The consumer price index CPI increased 0.2% last month after dipping 0.1% in March, which was the first decline since May 2020, the Labor Department said on Tuesday. Economists polled by Reuters had forecast the CPI would rise 0.3%. Year on year, the CPI climbed 2.3%, vs a 2.4% rise in the 12 months through March.

Excluding the volatile food and energy components, the CPI rose 0.2% after gaining 0.1% in March. The so-called core CPI inflation increased 2.8% on a year-on-year basis in April after rising 2.8% in March.

The data likely only captures tariffs imposed before President Donald Trump's April 2 "Liberation Day" announcement.

MARKET REACTION:

STOCKS: U.S. stock index futures EScv1 turned 0.09% higher, pointing to a steady open on Wall Street

BONDS: The 10-year U.S. Treasury yield US10YT=TWEB slipped to 4.4531% while the two-year yield US2YT=TWEB fell to 3.973%

FOREX: The dollar index =USD extended slightly lower and was off 0.3%; the euro EUR= extended 0.44% higher

COMMENTS:

PETER CARDILLO, CHIEF MARKET ECONOMIST, SPARTAN CAPITAL SECURITIES, NEW YORK

“The numbers were a little higher than I was looking for, but you know, year-to-year 2.3%, that's not bad.”

“The report basically indicates that the Fed needs to be very cautious and that the stand that they have taken is probably the right course, for now.”

“Inflation remains sticky, and the feds need to be vigilant.”

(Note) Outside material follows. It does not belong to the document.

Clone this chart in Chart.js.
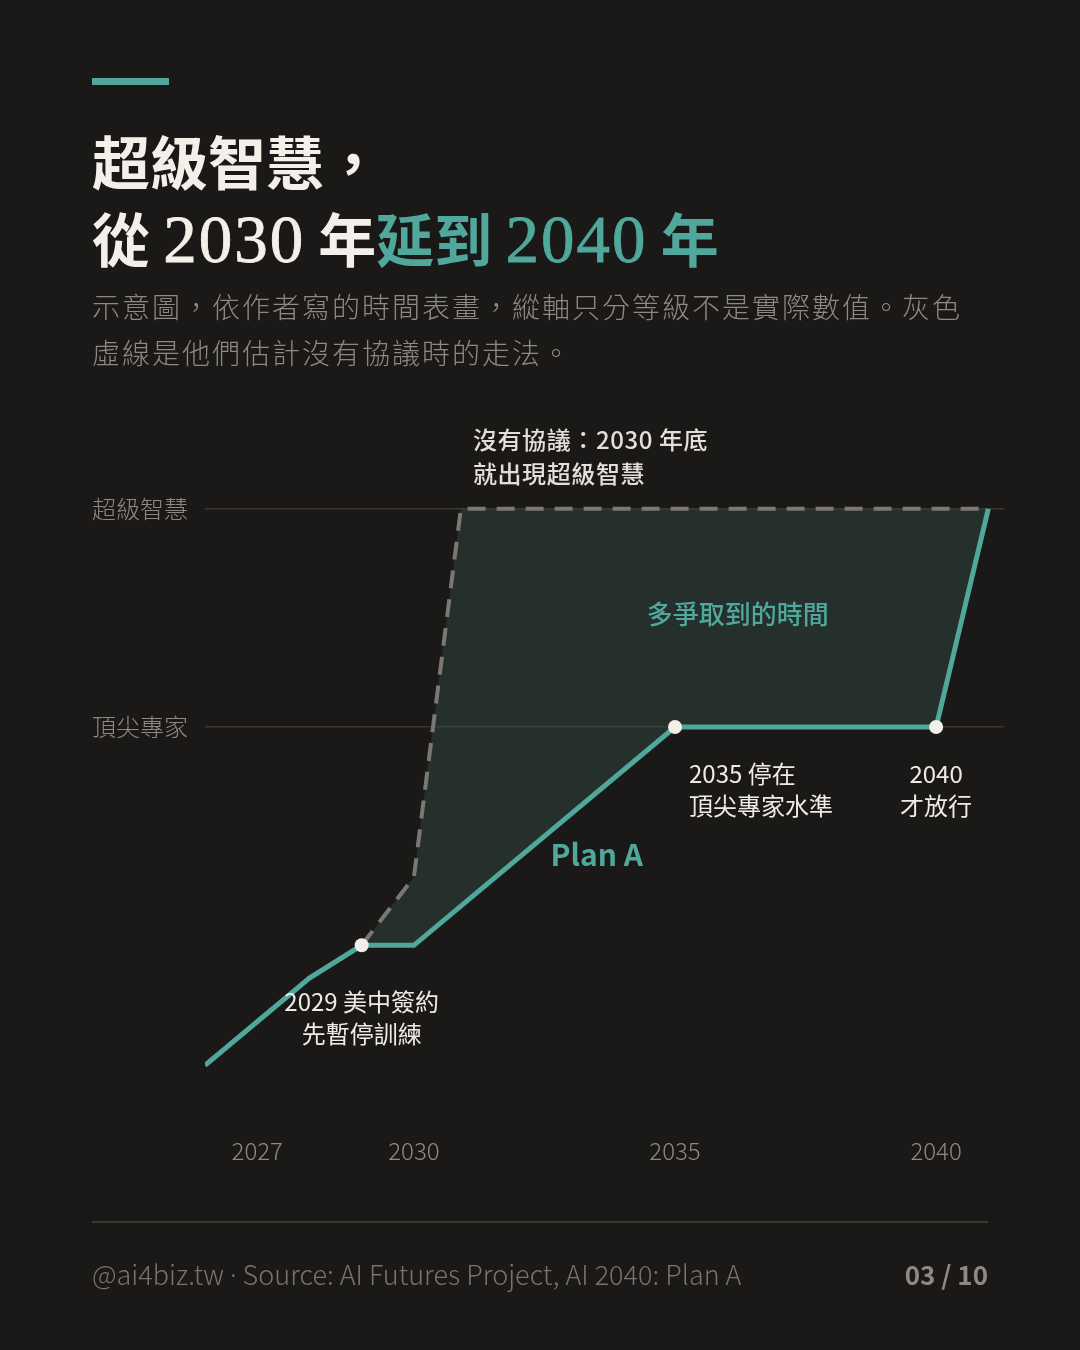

“The Fed has embarked on what seems to be the right course and unless there's any real movements in terms of trade war ending by June, it looks like a June rate cut remains in question.”

“I would say (tariffs) will show up in the data sometime in the latter part of June, July, into August. So, we're looking for those numbers to be ugly.”

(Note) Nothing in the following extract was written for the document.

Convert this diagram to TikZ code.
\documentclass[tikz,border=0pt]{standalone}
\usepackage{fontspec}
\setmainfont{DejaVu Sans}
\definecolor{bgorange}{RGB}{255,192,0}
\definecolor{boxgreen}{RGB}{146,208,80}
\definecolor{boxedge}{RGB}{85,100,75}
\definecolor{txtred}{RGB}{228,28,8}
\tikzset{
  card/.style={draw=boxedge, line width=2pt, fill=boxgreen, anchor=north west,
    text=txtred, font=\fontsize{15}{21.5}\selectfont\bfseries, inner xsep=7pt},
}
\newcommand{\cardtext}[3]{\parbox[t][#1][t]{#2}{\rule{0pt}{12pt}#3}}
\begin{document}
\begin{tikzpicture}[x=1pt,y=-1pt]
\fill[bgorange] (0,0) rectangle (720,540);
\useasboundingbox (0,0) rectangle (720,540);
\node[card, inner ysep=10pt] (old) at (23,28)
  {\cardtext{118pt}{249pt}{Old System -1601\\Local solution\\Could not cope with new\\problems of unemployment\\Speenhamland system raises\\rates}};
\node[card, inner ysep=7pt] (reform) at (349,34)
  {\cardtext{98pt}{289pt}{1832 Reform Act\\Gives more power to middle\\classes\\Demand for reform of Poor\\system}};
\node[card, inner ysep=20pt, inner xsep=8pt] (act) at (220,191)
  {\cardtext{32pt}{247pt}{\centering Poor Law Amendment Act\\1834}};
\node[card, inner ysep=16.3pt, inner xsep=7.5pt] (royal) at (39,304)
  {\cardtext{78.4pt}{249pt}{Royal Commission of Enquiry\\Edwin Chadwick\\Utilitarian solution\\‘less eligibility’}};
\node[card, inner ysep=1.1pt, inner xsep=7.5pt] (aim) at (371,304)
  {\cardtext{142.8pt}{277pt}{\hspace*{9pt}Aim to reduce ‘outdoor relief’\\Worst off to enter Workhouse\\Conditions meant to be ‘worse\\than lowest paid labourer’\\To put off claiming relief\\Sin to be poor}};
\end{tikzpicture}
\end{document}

BRIAN JACOBSEN, CHIEF ECONOMIST, ANNEX WEALTH MANAGEMENT, MENOMONEE FALLS, WISCONSIN

"While the headline number for inflation was better than expected, there are indicators that tariffs have already pushed prices higher. Audio equipment and furniture had unseasonably large increases in prices. Turning down the temperature of tariffs is good as the price effects would start seeping into the consumer basket pretty quickly. The trade reset with China might mean the Fed can go back to business as usual and gradually resume cutting rates later this year.

JORDAN RIZZUTO, CHIEF INVESTMENT OFFICER, GAMMAROAD CAPITAL PARTNERS, NEW YORK

"Looking at the immediate market reaction, this does not seem to be a game changer in any major way. In terms of inflation expectations and monetary policy, we're very much in the same place that we were before the report came out. This wouldn’t materially shift the outlook that Chairman Powell shared with us a few days ago with regards to monetary policy.

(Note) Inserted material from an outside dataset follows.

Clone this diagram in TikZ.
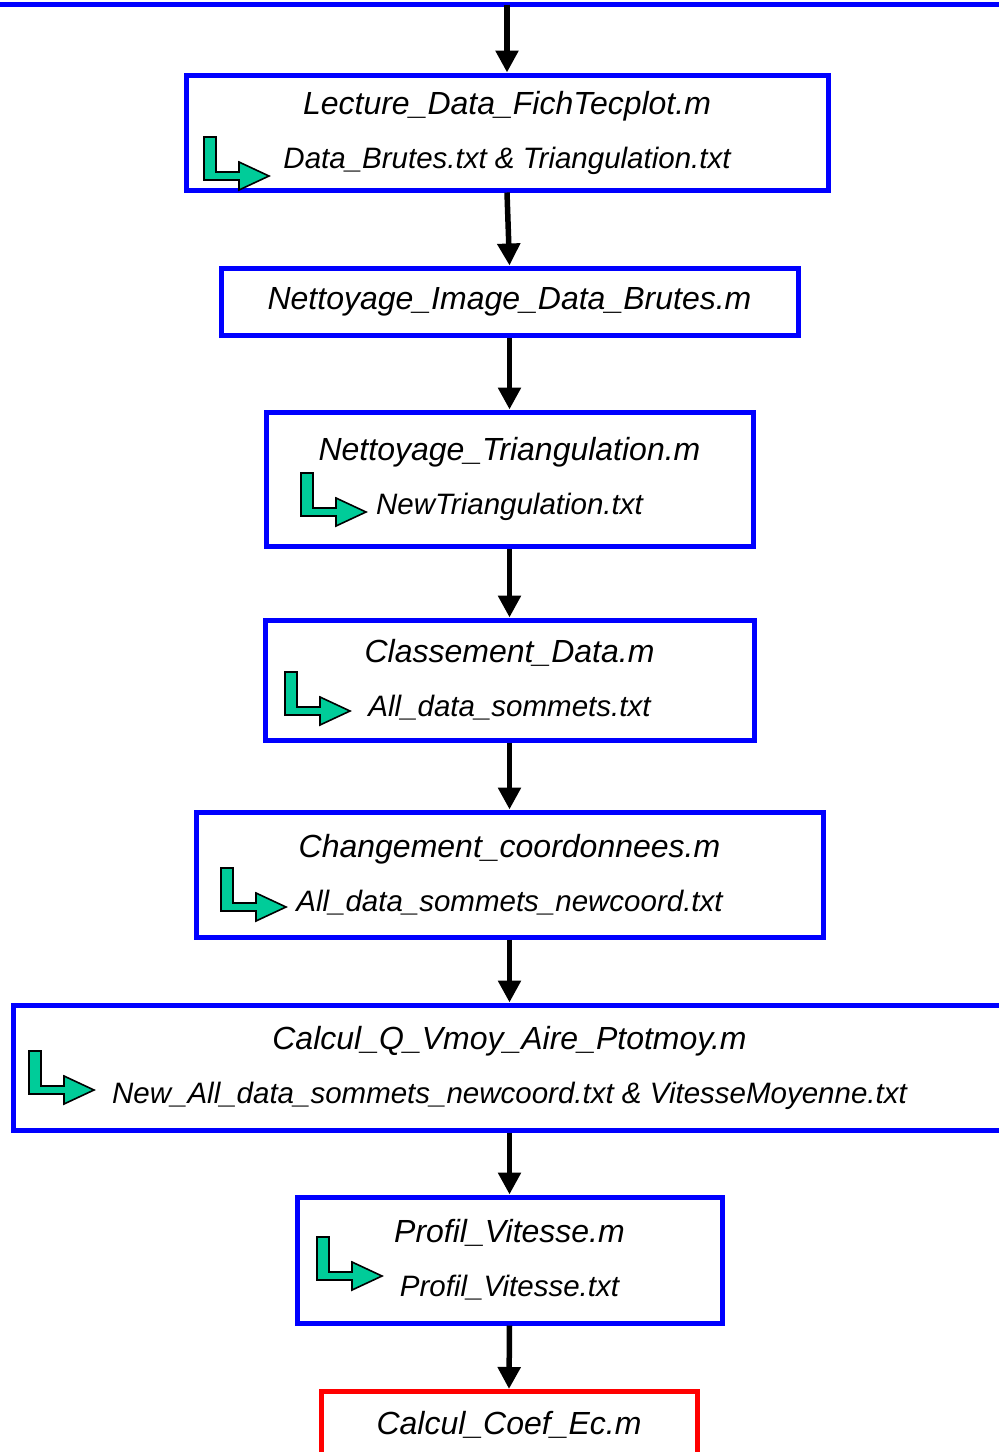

"We expect the Fed to continue to be in a wait-and-see mode until we see some further materialization of pricing pressures that may come from the new trade policies that are that are being implemented.

"We've got a few factors at play. What comes at the conclusion of that 90-day window? There's still quite a bit of uncertainty there and the choppiness in how the short end of the interest rate curve is being traded in the futures market is reflecting that."

JAKE DOLLARHIDE, CHIEF EXECUTIVE OFFICER, LONGBOW ASSET MANAGEMENT, TULSA, OKLAHOMA

"It's good news. It confirms the Fed could cut two times this year, and I think that's good for stocks. I think investors have grown frustrated that inflation has proved sticky. There's been a fear that tariffs are going to push inflation higher, and they may still, but today's data at least gives investors a sense of relief that inflation is still moving in the right direction… A read like today could give investors hope that the Fed may not cut two times this year, they may cut three times this year."